*WHAT THE TASK REQUIRES*:
Pull out exactly the lines from the line containing "Recreate this image" to the line containing "import pandas as pd", both lines included, with pictures removed from the copy.

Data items

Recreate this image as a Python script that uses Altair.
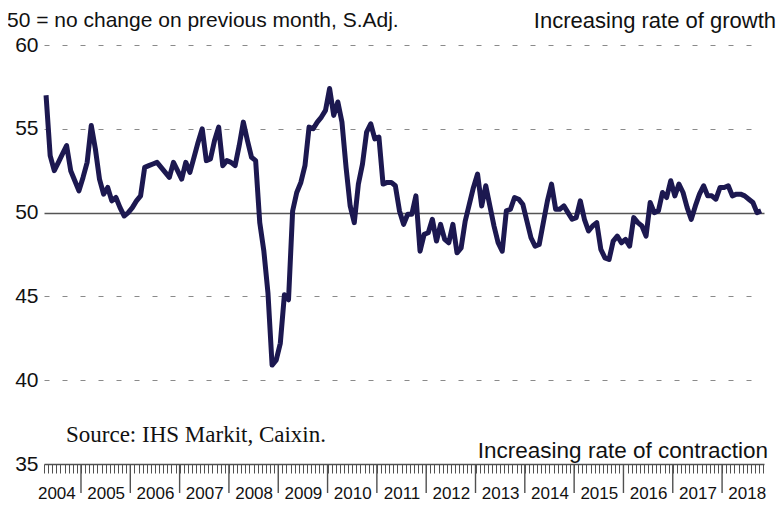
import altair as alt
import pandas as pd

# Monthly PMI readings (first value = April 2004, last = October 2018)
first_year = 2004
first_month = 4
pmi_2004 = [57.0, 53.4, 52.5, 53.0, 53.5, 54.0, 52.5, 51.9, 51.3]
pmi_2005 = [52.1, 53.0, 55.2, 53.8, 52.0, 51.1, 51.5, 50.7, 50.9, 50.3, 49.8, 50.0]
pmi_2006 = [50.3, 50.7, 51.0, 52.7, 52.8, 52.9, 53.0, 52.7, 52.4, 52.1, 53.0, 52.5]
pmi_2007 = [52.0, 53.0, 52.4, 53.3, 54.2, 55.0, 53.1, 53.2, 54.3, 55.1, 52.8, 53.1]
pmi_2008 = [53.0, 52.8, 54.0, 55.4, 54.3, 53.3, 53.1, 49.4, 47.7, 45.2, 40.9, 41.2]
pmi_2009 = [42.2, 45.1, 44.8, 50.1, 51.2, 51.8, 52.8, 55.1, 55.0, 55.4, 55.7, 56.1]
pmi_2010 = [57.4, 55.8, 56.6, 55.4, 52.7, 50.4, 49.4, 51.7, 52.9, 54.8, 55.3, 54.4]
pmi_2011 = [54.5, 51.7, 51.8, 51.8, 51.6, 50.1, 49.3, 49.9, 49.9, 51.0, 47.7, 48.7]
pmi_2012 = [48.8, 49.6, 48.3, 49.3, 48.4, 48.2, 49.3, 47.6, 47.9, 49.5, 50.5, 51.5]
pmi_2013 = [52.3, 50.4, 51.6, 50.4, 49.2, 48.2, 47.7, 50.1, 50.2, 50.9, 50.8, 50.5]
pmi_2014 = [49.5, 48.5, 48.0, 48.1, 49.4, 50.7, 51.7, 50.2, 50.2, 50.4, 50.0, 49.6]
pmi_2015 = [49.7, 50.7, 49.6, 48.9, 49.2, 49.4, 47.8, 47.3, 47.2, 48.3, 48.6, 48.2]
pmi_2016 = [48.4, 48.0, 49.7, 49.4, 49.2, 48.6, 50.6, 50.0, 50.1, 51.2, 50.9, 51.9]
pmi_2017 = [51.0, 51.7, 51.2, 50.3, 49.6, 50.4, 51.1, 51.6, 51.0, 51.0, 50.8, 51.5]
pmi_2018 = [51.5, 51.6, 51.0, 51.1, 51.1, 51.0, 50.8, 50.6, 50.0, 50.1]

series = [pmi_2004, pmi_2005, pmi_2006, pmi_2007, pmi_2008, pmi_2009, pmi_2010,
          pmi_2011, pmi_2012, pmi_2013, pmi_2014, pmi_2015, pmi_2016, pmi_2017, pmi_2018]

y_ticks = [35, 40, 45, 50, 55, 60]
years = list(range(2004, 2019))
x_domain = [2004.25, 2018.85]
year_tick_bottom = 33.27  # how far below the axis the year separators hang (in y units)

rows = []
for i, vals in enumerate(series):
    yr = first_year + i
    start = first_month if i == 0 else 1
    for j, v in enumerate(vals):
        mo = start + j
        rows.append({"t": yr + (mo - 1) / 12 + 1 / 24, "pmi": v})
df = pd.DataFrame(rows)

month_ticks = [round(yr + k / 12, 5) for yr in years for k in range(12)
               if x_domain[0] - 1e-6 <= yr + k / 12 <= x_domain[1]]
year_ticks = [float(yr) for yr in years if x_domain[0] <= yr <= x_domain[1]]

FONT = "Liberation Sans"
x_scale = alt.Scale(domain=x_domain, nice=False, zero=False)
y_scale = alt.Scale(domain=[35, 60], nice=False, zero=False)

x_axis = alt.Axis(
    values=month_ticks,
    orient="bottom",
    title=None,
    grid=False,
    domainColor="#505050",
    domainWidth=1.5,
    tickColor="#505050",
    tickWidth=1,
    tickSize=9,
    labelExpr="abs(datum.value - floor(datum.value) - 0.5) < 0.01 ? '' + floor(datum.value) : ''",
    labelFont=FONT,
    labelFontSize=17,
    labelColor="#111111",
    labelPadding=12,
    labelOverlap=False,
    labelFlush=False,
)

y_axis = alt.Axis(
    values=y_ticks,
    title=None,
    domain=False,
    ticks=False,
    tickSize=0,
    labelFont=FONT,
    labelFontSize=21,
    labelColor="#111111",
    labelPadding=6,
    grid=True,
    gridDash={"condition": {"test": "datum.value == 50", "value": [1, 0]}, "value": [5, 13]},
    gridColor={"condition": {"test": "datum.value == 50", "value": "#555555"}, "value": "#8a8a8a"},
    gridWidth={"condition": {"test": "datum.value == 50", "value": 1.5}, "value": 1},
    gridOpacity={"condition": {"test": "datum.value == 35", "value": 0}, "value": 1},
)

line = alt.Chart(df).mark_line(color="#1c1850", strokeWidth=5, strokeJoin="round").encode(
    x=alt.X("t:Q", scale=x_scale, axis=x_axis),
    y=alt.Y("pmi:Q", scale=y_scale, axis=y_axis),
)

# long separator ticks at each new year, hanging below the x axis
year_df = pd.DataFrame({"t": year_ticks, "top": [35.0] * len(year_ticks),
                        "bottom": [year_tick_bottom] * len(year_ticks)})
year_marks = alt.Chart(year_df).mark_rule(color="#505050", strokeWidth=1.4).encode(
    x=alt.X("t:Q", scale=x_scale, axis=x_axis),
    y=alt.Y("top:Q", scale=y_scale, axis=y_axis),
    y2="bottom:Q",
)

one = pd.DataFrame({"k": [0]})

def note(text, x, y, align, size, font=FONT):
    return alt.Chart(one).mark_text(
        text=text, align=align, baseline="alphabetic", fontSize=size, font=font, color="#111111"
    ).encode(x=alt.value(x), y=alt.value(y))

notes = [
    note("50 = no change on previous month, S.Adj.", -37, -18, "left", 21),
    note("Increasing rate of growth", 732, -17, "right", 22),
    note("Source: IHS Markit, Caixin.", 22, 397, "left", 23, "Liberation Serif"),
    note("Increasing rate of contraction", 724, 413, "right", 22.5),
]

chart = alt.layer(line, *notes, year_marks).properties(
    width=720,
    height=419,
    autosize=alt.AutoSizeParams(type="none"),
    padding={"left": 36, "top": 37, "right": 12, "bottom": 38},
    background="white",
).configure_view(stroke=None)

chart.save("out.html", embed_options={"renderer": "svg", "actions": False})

==

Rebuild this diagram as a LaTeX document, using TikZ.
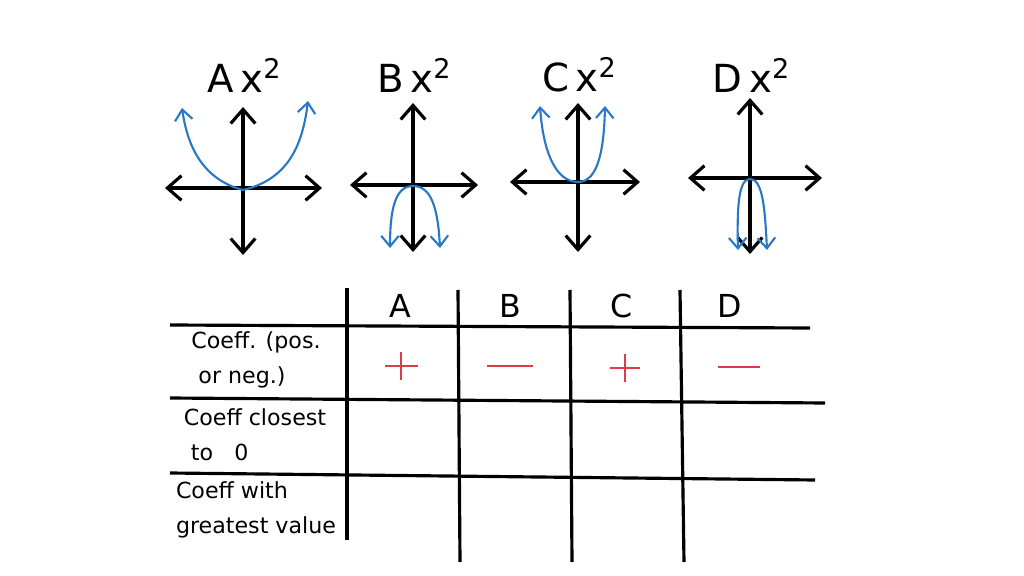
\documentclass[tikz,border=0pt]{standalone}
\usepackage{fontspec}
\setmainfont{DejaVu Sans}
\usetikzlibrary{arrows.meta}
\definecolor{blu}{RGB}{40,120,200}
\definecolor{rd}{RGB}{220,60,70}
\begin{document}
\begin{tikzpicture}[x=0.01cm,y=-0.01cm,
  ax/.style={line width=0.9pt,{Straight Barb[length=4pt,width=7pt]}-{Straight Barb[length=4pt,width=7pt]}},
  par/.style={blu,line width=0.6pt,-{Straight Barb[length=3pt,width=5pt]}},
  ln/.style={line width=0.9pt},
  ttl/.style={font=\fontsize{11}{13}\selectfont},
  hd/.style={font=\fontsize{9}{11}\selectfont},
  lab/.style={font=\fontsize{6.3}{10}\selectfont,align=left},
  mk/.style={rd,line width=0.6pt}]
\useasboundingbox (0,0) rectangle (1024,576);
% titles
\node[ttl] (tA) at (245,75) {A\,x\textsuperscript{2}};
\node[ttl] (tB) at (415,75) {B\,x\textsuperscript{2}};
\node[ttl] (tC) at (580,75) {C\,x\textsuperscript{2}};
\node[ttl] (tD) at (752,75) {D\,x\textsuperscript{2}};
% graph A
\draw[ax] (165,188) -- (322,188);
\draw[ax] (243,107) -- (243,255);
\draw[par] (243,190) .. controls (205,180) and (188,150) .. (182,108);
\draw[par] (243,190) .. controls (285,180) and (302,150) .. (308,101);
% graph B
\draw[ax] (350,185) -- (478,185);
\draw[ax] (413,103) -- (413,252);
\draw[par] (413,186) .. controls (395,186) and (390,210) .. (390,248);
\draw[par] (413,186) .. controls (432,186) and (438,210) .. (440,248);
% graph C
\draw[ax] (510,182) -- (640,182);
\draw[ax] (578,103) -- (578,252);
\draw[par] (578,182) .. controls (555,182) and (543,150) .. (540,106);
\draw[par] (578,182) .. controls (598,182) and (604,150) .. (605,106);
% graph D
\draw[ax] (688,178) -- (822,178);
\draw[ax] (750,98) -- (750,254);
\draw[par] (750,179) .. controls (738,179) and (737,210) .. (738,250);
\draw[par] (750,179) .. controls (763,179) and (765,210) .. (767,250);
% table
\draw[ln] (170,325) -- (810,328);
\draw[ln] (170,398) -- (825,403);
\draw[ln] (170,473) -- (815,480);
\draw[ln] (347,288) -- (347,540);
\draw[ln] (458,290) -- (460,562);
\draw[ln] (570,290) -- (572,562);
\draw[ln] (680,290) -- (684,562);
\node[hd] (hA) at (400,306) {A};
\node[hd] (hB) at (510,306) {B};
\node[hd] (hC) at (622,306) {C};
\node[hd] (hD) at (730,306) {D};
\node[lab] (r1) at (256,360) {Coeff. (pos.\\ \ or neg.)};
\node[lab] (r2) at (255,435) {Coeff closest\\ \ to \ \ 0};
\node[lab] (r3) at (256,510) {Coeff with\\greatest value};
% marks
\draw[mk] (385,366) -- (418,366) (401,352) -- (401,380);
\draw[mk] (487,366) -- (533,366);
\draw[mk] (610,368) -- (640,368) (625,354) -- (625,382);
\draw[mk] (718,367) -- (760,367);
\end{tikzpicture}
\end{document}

*SOLUTION TO THIS TASK*:
Recreate this image as a Python script that uses Altair.
import altair as alt
import pandas as pd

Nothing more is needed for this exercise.